There are no ways to refine subcategories underneath the monolithic “nptech” tag. When I look at some of the pages that are being cataloged for the feed, I feel that they’re either repeats or that even worse that they’re not really nptech links at all. That’s usually ok with me since the feed just keeps on rolling along waiting for other people to submit new tagged sources. However, it would be great if people were given the ability to tag it not only with the “nptech” tag but with an audience in mind or a unique resource. I’d love for the sites to be given additional taxonomical terms so that we would understand more of the tagger’s intent AND that other people can go back and retag it. Half the time I’m trying to understand how the tagger MEANT the tag to be relevant to nonprofit technology. This is increasingly difficult if we have other media like video or pictures. Sometimes, a picture or stream of pictures can be inexplicable to me if it didn’t have some sort of refinement to it. After all, tech conference pictures tend to be very similar to one another (you see one bunch of nerds you’ve seen them all).
I believe that a Google CSE is the way to resolve this issue.

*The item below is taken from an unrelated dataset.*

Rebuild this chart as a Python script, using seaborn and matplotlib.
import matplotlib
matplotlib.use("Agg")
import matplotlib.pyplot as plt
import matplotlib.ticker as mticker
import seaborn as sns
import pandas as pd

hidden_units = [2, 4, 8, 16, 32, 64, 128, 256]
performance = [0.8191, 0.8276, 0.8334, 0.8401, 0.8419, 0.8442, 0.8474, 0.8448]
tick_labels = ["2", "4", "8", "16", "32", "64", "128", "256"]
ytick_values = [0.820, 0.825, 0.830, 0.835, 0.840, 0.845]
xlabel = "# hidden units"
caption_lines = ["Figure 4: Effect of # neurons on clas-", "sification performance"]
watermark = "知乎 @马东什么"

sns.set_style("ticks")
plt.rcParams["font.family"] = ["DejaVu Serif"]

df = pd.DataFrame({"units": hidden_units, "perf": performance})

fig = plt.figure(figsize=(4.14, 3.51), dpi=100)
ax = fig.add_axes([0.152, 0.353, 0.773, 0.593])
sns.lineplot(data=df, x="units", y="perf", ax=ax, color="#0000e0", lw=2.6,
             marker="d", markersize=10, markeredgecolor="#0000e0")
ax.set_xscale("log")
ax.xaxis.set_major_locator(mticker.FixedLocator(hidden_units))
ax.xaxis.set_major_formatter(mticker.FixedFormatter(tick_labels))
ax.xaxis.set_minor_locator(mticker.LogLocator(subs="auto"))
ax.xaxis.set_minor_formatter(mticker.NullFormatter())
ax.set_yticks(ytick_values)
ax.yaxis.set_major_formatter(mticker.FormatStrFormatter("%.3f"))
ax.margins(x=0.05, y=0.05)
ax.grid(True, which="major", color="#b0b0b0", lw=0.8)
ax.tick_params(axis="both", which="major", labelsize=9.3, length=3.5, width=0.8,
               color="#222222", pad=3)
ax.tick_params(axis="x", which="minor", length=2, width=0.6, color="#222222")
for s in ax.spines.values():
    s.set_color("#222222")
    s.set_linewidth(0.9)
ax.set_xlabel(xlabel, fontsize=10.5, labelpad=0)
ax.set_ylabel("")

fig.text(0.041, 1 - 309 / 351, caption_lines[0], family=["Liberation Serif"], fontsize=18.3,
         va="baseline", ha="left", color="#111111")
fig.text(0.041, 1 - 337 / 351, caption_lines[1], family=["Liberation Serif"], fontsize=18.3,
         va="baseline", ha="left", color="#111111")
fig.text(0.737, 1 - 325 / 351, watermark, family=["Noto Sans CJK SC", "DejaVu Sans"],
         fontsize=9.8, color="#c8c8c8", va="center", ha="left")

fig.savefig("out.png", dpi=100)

It has the ability to receive inputs from multiple collaborators and it will eventually have the ability to send out RSS to notify its collaborators of new additions to its input sources. Later, I’m sure Google CSE will be pingable in the way that Technorati is now. In this way, we would get the collaborative effect that we get with social bookmarking sites and we would get a permanent searchable database of links and eventually, the RSS feed that we’re getting now. Think about it for a bit. Mull it over. One database to rule them all and one engine to bind them.